We've known for some time now that the Tea Party has a racist element.
As though the many signs and buttons weren't sufficient, researchers have collected actual data to this effect. "The data suggests that people who are Tea Party supporters have a higher probability" - 25 percent, to be exact-"of being racially resentful than those who are not Tea Party supporters," study director Christopher Parker told Newsweek. "The Tea Party is not just about politics and size of government. The data suggest it may also be about race."
I believe the data. It's not polite (or politically expedient) to be openly racist these days, but racism has a way of making its presence known. If you've been paying attention (and are willing to be honest with yourself) you've felt that vibe from Tea Party supporters.
I know I have. I've felt it and then I moved on -- not because signs of this sort (and worse) are ok but because, in some ways, they are hardly newsworthy or interesting. Some people in the United States have racist attitudes. Those people probably don't much like this President. See? Not newsworthy.
Representative Michele Bachmann (MN-6) is a different story. Bachmann presented the unofficial "Tea Party" response to the 2011 State of the Union address, but I want to focus here on a different speech Bachmann made this week in Iowa. The relevant part is at the 9:40 mark.
To me, Bachmann's comments is much more troubling than anything Sarah Palin has said. Unlike Palin (at the moment), Bachmann is an elected official, and unlike Palin's challenging interviews (even the one with Glenn Beck proved to be a challenge for her), Bachmann got to decide what to talk about and, presumably, to prepare beforehand. This wasn't a person struggling to recall something from memory. This was a person who knew what she wanted to say and was confident about what she was saying.
About immigrants she said "It didn't matter the color of their skin. It didn't matter their language. It didn't matter their economic status. It didn't matter whether they descended from nobility or whether they have a higher class or lower class It made no difference. Once you got here, we were all the same. Isn't that remarkable?"
Seconds later, Bachmann described slavery as an "evil" and "scourge" and "stain on our history."
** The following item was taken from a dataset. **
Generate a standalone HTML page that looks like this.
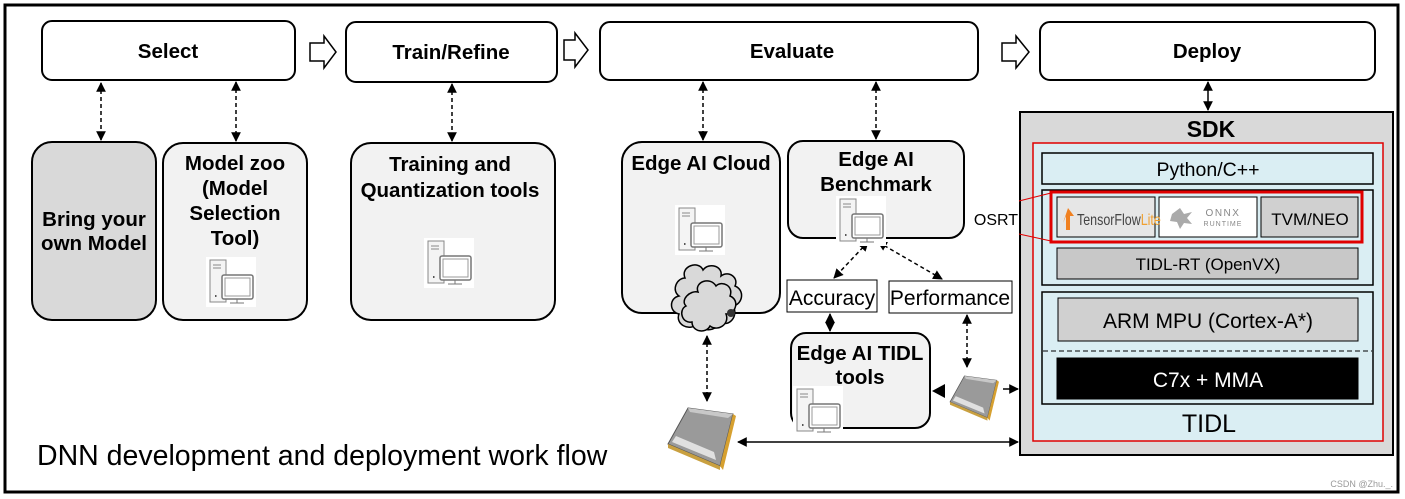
<!DOCTYPE html>
<html><head><meta charset="utf-8"><style>
html,body{margin:0;padding:0;background:#fff}
svg{display:block}
text{font-family:"Liberation Sans",Arial,sans-serif}
.b{font-weight:bold}
</style></head><body>
<svg width="1405" height="499" viewBox="0 0 1405 499" xmlns="http://www.w3.org/2000/svg">
<defs>
<marker id="ah" viewBox="0 0 10 10" refX="9" refY="5" markerWidth="6.5" markerHeight="6.5" orient="auto-start-reverse"><path d="M0,0L10,5L0,10z" fill="#000"/></marker>
<g id="pc">
<rect x="0" y="0" width="50" height="50" fill="#fff"/>
<rect x="4" y="3" width="16" height="42" fill="#f4f4f4" stroke="#888" stroke-width="1"/>
<line x1="7" y1="8" x2="15" y2="8" stroke="#888"/><line x1="7" y1="11" x2="15" y2="11" stroke="#888"/>
<rect x="9" y="38" width="1.5" height="2" fill="#555"/>
<rect x="16" y="18" width="31" height="24" rx="2" fill="#fff" stroke="#777" stroke-width="1.5"/>
<rect x="19" y="21" width="25" height="18" fill="#fff" stroke="#999"/>
<line x1="31" y1="42" x2="31" y2="46" stroke="#777"/><line x1="24" y1="46" x2="38" y2="46" stroke="#777"/>
</g>
<g id="chip">
<polygon points="20,0 65,6 52,58 0,36" fill="#9a9a9a" stroke="#555" stroke-width="1"/>
<polygon points="20,0 65,6 60,10 22,4" fill="#c8c8c8"/>
<polygon points="0,36 52,58 52,62 0,40" fill="#c9a040"/>
<polygon points="65,6 68,8 55,62 52,58" fill="#d6a030"/>
<polygon points="8,28 46,44 48,52 4,34" fill="#e0e0e0"/>
</g>
</defs>
<rect x="5" y="5" width="1393" height="487" fill="#fff" stroke="#000" stroke-width="3"/>
<g stroke="#000" stroke-width="2" fill="#fff">
<rect x="42" y="21" width="253" height="59" rx="10"/>
<rect x="346" y="22" width="211" height="60" rx="10"/>
<rect x="600" y="22" width="378" height="58" rx="10"/>
<rect x="1040" y="22" width="335" height="58" rx="10"/>
</g>
<g font-size="20.5" class="b" text-anchor="middle">
<text x="168" y="58" class="b">Select</text>
<text x="451" y="59" class="b">Train/Refine</text>
<text x="792" y="58" class="b">Evaluate</text>
<text x="1207" y="58" class="b">Deploy</text>
</g>
<g fill="#fff" stroke="#000" stroke-width="1.5">
<polygon points="310,43 324,43 324,36 336,52 324,68 324,61 310,61"/>
<polygon points="564,40 575,40 575,33 588,50 575,67 575,60 564,60"/>
<polygon points="1002,43 1016,43 1016,36 1029,52 1016,68 1016,61 1002,61"/>
</g>
<g stroke="#000" stroke-width="1.5" stroke-dasharray="4,3" marker-start="url(#ah)" marker-end="url(#ah)">
<line x1="101" y1="83" x2="101" y2="140"/>
<line x1="236" y1="82" x2="236" y2="141"/>
<line x1="452" y1="84" x2="452" y2="141"/>
<line x1="703" y1="82" x2="703" y2="140"/>
<line x1="876" y1="82" x2="876" y2="139"/>
<line x1="868" y1="242" x2="834" y2="278"/>
<line x1="878" y1="242" x2="942" y2="279"/>
<line x1="830" y1="314" x2="830" y2="331"/>
<line x1="967" y1="315" x2="967" y2="367"/>
<line x1="707" y1="336" x2="707" y2="401"/>
</g>
<line x1="1208" y1="82" x2="1208" y2="110" stroke="#000" stroke-width="1.5" marker-start="url(#ah)" marker-end="url(#ah)"/>
<g stroke="#000" stroke-width="2">
<rect x="32" y="142" width="124" height="178" rx="20" fill="#d9d9d9"/>
<rect x="163" y="143" width="144" height="177" rx="20" fill="#f2f2f2"/>
<rect x="351" y="143" width="204" height="177" rx="20" fill="#f2f2f2"/>
<rect x="622" y="142" width="158" height="171" rx="20" fill="#f2f2f2"/>
<rect x="788" y="141" width="176" height="97" rx="15" fill="#f2f2f2"/>
<rect x="791" y="333" width="139" height="95" rx="15" fill="#f2f2f2"/>
</g>
<g stroke="#000" stroke-width="1" fill="#fff">
<rect x="787" y="280" width="90" height="32"/>
<rect x="889" y="281" width="123" height="32"/>
</g>
<g font-size="20.5" text-anchor="middle" class="b">
<text x="94" y="226" class="b">Bring your</text>
<text x="94" y="250" class="b">own Model</text>
<text x="235" y="170" class="b">Model zoo</text>
<text x="235" y="195" class="b">(Model</text>
<text x="235" y="220" class="b">Selection</text>
<text x="235" y="245" class="b">Tool)</text>
<text x="450" y="171" class="b">Training and</text>
<text x="450" y="197" class="b">Quantization tools</text>
<text x="701" y="170" class="b">Edge AI Cloud</text>
<text x="876" y="166" class="b">Edge AI</text>
<text x="876" y="191" class="b">Benchmark</text>
<text x="860" y="360" class="b">Edge AI TIDL</text>
<text x="860" y="384" class="b">tools</text>
</g>
<g font-size="21" text-anchor="middle">
<text x="832" y="305">Accuracy</text>
<text x="950" y="305">Performance</text>
</g>
<use href="#pc" x="206" y="257"/>
<use href="#pc" x="424" y="238"/>
<use href="#pc" x="675" y="205"/>
<use href="#pc" x="836" y="196"/>
<use href="#pc" x="793" y="386"/>
<g fill="#d9d9d9" stroke="#000" stroke-width="1.5">
<path d="M685,278 c-5,-12 14,-18 18,-8 c6,-8 20,-4 18,6 c8,-6 18,2 14,10 c10,4 8,18 -2,20 c6,10 -4,22 -14,16 c-2,10 -18,10 -22,2 c-8,8 -22,0 -18,-10 c-10,-2 -10,-16 0,-18 c-8,-6 -2,-18 6,-18z"/>
<path d="M698,292 c-4,-10 12,-16 18,-6 c6,-6 18,0 14,10 c10,4 6,18 -4,18 c4,10 -8,18 -16,12 c-4,8 -18,6 -18,-4 c-10,2 -14,-12 -6,-16 c-6,-6 4,-16 12,-14z"/>
</g>
<circle cx="731" cy="313" r="4" fill="#333"/>
<use href="#chip" x="668" y="408"/>
<g transform="translate(950,376) scale(0.72)"><use href="#chip"/></g>
<line x1="738" y1="442" x2="1018" y2="442" stroke="#000" stroke-width="1.5" marker-start="url(#ah)" marker-end="url(#ah)"/>
<line x1="1003" y1="389" x2="1018" y2="389" stroke="#000" stroke-width="1.5" marker-end="url(#ah)"/>
<polygon points="932,391 945,384 945,398" fill="#000"/>
<rect x="1020" y="112" width="373" height="343" fill="#d9d9d9" stroke="#000" stroke-width="2"/>
<text x="1211" y="137" font-size="23" text-anchor="middle" class="b">SDK</text>
<rect x="1033" y="143" width="350" height="298" fill="#daeef3" stroke="#e00000" stroke-width="1.5"/>
<g stroke="#000" stroke-width="1.5" fill="#daeef3">
<rect x="1042" y="153" width="331" height="31"/>
<rect x="1042" y="190" width="331" height="95"/>
<rect x="1042" y="292" width="331" height="112"/>
</g>
<g stroke="#000" stroke-width="1">
<rect x="1057" y="197" width="98" height="40" fill="#e6e6e6"/>
<rect x="1159" y="197" width="98" height="40" fill="#fff"/>
<rect x="1261" y="197" width="97" height="40" fill="#d0d0d0"/>
<rect x="1057" y="248" width="301" height="31" fill="#c8c8c8"/>
<rect x="1058" y="298" width="300" height="43" fill="#d0d0d0"/>
<rect x="1057" y="358" width="301" height="41" fill="#000"/>
</g>
<rect x="1051" y="192" width="311" height="50" fill="none" stroke="#e00000" stroke-width="3"/>
<line x1="1043" y1="351" x2="1372" y2="351" stroke="#000" stroke-width="1" stroke-dasharray="5,3"/>
<line x1="1019" y1="201" x2="1051" y2="193" stroke="#e00000" stroke-width="1"/>
<line x1="1019" y1="234" x2="1051" y2="241" stroke="#e00000" stroke-width="1"/>
<g font-size="17" text-anchor="middle">
<text x="1208" y="176" font-size="19.5">Python/C++</text>
<text x="1310" y="225">TVM/NEO</text>
<text x="1208" y="270">TIDL-RT (OpenVX)</text>
<text x="1208" y="328" font-size="21">ARM MPU (Cortex-A*)</text>
<text x="1208" y="387" font-size="21" fill="#fff">C7x + MMA</text>
<text x="1209" y="432" font-size="25">TIDL</text>
<text x="996" y="225" font-size="16">OSRT</text>
</g>
<path d="M1063,223 l5,-15 l6,8 h-4 v14 h-4 v-14z" fill="#f08020"/>
<text x="1077" y="225" font-size="16" fill="#444" transform="translate(1077,0) scale(0.78,1) translate(-1077,0)">TensorFlow<tspan fill="#f0a030">Lite</tspan></text>
<path d="M1172,214 l8,-6 l4,6 l8,-2 l-5,6 l5,6 l-8,-1 l-4,6 l-3,-7 l-7,-1z" fill="#aaa"/>
<text x="1223" y="216" font-size="10" fill="#888" text-anchor="middle" letter-spacing="1.5">ONNX</text>
<text x="1223" y="226" font-size="7" fill="#888" text-anchor="middle" letter-spacing="1">RUNTIME</text>
<text x="37" y="465" font-size="28.5">DNN development and deployment work flow</text>
<text x="1393" y="487" font-size="9" fill="#999" text-anchor="end">CSDN @Zhu._.</text>
</svg>
</body></html>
"But we also know," she continued, that the very founders that wrote those documents worked tirelessly until slavery was no more in the United States," Bachmann added, claiming "men like John Quincy Adams, who would not rest until slavery was extinguished in the country."
For the record, the experiences of immigrants of color (and Irish Catholics) was remarkably different from those of their white counterparts.
As just one example, here's how The People's Almanac describes the experience of Chinese immigrants in California (source):
As early as 1852, the California legislature passed the Foreign Miner's License Tax, which imposed a $3-per-month fee on every Chinese miner. In the 30 years following the miner's tax, Californians passed many more laws directed against the Chinese. Among the most restrictive were the following: 1854--"colored" peoples not permitted to testify against white people; 1860--Chinese children excluded from public schools; 1862--a police tax required from any Chinese not already paying the miner's tax; 1872--Chinese barred from owning real estate or acquiring business licenses; 1880--companies or individuals in California prohibited from hiring any Chinese. Chinese exclusion acts, in effect from 1882 to 1943, put strict limitations on Chinese immigration and nationalized the anti-Chinese movement already prevalent in California. In addition to the legislative measures, many incidents of violence occurred, particularly in the 1870s and 1880s. Two of the most tragic events happened in Los Angeles in 1871 (18 Chinese killed) and in Rock Springs, Wyo., in 1885 (28 Chinese killed).
The few sentences about slavery also missed the mark.
Most of the founding fathers (including Washington and Jefferson) owned slaves until they died and while John Quincy Adams (who incidentally was not a "founding father") didn't like slavery and worked to keep it from expanding to more states, he was not an abolitionist and thought that abolitionists presented a threat to the Union.